Using the entries that follow, collect the lines where the word "this" appears.
━━ RECORDED DATA ━━
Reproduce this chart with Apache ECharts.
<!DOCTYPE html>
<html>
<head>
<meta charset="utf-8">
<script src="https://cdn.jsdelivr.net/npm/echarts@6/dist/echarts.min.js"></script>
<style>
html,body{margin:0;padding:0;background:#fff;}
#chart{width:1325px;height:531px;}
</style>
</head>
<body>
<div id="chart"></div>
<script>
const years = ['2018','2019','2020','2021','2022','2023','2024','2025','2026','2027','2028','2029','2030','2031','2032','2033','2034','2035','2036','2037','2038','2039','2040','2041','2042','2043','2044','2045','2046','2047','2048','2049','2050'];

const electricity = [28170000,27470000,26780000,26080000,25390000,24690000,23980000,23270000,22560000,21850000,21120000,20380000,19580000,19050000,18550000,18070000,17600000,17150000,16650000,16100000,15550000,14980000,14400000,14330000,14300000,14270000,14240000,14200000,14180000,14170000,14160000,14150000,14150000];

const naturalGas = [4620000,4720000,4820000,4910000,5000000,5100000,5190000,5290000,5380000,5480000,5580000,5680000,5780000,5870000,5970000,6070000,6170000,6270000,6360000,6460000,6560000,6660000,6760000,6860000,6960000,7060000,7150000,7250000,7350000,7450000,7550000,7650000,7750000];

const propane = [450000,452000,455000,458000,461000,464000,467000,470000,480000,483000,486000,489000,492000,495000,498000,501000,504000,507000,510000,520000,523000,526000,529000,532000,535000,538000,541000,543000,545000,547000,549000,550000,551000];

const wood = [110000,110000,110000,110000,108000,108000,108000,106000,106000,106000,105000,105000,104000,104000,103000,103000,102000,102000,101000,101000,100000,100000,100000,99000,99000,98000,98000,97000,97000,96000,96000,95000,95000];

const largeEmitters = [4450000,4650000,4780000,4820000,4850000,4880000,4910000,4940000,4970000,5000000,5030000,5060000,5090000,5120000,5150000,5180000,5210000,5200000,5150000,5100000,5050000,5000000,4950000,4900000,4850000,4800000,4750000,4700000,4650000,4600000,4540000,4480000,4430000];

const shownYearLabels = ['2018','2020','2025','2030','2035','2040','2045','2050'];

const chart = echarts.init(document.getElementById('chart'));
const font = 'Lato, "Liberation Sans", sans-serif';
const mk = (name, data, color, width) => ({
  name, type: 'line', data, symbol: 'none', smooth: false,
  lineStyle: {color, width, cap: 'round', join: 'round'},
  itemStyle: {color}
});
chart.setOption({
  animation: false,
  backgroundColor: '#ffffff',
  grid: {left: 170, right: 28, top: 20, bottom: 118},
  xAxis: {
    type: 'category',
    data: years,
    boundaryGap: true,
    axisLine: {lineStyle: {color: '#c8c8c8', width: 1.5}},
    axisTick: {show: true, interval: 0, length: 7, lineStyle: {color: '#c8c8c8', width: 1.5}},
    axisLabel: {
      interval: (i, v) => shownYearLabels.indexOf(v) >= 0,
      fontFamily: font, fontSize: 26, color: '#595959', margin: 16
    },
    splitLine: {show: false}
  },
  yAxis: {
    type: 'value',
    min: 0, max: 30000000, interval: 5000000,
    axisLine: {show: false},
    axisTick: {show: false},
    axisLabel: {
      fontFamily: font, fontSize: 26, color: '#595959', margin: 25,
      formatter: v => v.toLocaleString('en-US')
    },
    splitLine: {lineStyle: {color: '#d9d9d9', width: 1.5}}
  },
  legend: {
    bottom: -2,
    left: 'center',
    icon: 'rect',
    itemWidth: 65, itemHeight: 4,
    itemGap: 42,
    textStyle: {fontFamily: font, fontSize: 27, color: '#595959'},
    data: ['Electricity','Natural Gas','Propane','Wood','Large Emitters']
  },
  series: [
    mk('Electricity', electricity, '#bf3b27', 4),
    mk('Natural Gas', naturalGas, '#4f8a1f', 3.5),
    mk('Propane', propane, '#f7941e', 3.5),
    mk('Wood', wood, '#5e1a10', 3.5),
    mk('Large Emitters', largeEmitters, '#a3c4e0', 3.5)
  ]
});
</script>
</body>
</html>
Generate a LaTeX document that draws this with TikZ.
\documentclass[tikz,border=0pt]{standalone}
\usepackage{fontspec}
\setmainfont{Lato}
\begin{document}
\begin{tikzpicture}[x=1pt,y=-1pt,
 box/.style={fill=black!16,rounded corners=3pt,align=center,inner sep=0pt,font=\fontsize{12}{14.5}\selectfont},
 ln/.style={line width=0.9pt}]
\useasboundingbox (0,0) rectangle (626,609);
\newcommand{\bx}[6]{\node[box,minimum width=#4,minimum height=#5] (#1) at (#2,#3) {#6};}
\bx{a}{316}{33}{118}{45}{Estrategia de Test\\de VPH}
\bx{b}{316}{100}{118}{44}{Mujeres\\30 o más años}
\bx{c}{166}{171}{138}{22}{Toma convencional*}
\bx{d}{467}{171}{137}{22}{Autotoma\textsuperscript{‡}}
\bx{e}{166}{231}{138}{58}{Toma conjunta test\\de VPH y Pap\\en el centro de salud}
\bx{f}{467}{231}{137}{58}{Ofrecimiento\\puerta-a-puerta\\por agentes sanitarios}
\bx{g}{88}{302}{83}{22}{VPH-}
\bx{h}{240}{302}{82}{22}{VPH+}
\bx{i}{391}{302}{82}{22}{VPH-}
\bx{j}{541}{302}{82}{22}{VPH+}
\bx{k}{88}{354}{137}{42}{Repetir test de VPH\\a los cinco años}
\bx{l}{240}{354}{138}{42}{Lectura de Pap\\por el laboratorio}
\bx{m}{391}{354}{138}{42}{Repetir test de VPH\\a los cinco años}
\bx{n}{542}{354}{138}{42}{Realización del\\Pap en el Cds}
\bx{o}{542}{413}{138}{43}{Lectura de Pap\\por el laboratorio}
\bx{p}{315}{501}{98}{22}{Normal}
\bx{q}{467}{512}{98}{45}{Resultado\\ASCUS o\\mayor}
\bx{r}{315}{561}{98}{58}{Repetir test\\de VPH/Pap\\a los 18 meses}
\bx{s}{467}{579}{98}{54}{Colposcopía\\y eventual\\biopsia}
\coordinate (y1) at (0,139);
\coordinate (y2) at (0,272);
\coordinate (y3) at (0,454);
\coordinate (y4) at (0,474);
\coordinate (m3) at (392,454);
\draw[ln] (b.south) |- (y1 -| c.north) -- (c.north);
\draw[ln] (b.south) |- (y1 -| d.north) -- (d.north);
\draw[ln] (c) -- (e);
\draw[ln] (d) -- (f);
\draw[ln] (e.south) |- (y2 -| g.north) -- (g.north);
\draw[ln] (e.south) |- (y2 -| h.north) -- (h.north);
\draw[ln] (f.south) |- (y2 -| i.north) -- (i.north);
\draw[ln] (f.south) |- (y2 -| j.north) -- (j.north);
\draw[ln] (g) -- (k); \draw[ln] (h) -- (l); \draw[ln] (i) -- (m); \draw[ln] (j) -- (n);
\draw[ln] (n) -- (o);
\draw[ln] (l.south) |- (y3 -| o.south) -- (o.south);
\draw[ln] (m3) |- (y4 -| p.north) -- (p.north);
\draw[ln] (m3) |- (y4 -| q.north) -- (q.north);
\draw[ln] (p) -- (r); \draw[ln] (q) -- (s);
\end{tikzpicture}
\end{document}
━━━
- **RESULT**:
Reproduce this chart with Apache ECharts.
Generate a LaTeX document that draws this with TikZ.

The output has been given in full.